--- Start of RECORDED DATA ---

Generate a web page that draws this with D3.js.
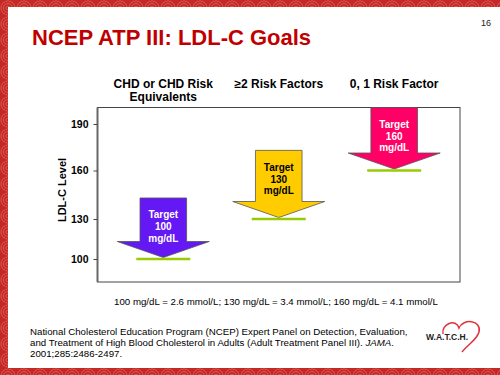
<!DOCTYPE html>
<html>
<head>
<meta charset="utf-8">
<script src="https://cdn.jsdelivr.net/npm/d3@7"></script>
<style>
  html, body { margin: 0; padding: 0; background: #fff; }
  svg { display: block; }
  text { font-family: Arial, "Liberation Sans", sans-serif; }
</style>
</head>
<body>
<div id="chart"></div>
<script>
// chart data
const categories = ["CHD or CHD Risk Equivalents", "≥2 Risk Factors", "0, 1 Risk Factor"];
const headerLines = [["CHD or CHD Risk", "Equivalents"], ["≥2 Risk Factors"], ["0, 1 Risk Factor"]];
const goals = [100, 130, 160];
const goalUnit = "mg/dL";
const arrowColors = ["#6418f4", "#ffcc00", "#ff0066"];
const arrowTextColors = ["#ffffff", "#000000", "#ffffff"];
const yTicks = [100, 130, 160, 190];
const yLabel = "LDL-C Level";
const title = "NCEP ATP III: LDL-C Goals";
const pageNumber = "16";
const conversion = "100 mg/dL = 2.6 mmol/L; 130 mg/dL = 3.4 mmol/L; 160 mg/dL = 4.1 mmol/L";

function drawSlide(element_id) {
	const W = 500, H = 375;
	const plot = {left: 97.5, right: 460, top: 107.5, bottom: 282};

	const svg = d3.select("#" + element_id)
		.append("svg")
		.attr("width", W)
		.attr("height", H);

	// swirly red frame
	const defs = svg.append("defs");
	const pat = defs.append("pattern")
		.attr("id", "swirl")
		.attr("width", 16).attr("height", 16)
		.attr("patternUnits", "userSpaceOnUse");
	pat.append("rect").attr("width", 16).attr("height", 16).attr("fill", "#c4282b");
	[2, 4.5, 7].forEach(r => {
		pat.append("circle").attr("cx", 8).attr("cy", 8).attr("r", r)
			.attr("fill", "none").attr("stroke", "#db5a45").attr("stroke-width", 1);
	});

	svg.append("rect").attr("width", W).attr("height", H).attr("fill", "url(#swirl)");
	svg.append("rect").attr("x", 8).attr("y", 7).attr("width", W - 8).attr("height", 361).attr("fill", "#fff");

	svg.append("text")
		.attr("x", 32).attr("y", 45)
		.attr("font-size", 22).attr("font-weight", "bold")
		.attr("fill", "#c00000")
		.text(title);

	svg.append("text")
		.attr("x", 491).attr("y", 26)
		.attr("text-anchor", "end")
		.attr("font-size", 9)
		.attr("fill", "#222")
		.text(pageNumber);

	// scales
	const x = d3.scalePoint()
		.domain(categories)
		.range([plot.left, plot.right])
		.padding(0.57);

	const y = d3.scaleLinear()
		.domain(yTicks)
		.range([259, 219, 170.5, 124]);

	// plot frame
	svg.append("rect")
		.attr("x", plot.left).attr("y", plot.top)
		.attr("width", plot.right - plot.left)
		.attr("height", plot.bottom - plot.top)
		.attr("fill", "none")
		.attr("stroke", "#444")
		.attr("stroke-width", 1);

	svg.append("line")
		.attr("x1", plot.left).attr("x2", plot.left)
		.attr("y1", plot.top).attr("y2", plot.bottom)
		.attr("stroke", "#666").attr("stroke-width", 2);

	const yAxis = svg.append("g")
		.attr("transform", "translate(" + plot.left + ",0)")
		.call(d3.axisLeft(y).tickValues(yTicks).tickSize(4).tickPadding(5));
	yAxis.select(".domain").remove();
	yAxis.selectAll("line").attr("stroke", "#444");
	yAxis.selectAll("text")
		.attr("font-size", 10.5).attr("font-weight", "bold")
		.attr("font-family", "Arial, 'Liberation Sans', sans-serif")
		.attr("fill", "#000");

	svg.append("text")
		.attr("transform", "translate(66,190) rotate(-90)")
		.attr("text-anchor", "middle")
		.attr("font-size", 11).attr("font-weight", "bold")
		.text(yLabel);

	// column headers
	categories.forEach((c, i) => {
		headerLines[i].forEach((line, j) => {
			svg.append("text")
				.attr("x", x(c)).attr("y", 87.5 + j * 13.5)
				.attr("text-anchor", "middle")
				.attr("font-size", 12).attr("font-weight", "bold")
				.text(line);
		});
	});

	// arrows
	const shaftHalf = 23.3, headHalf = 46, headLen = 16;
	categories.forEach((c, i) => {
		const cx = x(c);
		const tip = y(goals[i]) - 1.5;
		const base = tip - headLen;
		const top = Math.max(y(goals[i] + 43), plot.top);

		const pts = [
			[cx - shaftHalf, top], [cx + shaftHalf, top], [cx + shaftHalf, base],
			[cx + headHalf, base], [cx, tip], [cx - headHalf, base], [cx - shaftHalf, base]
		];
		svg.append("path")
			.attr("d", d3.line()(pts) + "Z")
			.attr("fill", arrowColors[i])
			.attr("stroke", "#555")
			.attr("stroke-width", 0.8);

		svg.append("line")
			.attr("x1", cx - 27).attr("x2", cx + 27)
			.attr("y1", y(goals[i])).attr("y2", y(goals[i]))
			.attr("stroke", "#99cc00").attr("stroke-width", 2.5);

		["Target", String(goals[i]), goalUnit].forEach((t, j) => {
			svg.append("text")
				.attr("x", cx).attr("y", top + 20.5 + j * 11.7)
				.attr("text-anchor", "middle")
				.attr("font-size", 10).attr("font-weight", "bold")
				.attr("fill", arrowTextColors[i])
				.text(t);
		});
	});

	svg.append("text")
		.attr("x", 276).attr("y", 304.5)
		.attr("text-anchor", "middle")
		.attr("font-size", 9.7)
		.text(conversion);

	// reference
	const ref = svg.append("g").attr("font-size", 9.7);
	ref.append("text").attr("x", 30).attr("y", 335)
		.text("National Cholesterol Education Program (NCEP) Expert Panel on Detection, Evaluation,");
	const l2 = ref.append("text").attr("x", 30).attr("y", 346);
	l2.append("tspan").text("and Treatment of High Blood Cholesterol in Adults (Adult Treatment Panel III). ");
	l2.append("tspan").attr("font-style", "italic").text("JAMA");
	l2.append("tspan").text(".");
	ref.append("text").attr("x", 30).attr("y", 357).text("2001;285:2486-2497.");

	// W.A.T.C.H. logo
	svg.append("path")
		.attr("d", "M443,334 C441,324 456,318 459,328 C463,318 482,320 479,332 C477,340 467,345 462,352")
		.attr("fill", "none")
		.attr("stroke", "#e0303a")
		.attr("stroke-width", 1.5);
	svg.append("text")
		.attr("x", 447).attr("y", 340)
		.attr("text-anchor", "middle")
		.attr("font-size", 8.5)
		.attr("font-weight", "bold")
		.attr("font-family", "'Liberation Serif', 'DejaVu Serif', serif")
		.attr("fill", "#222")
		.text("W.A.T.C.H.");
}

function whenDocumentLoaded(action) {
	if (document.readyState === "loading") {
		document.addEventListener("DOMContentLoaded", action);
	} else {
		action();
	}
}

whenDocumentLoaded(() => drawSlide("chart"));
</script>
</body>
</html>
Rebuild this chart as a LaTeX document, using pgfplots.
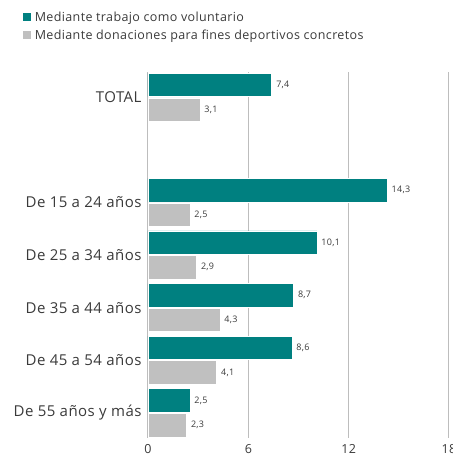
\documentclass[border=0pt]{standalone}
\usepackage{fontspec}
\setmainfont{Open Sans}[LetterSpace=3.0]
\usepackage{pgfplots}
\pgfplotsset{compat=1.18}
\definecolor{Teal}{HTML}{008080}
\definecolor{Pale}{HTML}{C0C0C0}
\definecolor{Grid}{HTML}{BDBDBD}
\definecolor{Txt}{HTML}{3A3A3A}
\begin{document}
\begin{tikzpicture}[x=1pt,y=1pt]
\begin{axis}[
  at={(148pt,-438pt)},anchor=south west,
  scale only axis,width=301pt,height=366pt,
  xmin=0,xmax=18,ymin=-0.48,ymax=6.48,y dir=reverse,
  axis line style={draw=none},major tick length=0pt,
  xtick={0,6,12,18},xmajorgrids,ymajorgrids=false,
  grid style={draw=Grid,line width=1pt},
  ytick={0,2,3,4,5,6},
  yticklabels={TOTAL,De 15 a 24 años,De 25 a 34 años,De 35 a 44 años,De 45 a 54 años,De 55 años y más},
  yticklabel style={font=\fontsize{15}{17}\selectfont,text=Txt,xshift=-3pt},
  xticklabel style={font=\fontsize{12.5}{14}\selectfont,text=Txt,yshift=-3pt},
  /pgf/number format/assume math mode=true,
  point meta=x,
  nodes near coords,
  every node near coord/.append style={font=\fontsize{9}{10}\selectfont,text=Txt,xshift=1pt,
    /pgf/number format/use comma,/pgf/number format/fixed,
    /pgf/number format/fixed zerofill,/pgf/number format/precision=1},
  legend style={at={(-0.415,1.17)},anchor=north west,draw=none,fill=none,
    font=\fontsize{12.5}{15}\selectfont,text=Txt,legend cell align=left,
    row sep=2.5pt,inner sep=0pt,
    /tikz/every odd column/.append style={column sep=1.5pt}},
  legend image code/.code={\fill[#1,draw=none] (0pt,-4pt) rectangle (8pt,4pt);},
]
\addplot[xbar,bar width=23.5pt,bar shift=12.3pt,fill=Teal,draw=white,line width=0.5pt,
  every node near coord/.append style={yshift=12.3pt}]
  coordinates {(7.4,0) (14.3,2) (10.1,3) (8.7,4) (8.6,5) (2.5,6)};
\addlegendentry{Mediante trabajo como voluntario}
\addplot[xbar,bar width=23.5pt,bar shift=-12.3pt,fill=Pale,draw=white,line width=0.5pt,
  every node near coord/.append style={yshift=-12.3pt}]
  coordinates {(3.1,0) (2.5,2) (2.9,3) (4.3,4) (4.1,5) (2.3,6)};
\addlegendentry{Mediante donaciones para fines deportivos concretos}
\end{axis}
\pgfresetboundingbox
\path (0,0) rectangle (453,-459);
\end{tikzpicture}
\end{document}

--- End of RECORDED DATA ---

• [WHAT YOU NEED TO DO]: Which lines hold the word "this"? Return all of them from the records above.

• [CORRECT OUTPUT]:
Generate a web page that draws this with D3.js.
Rebuild this chart as a LaTeX document, using pgfplots.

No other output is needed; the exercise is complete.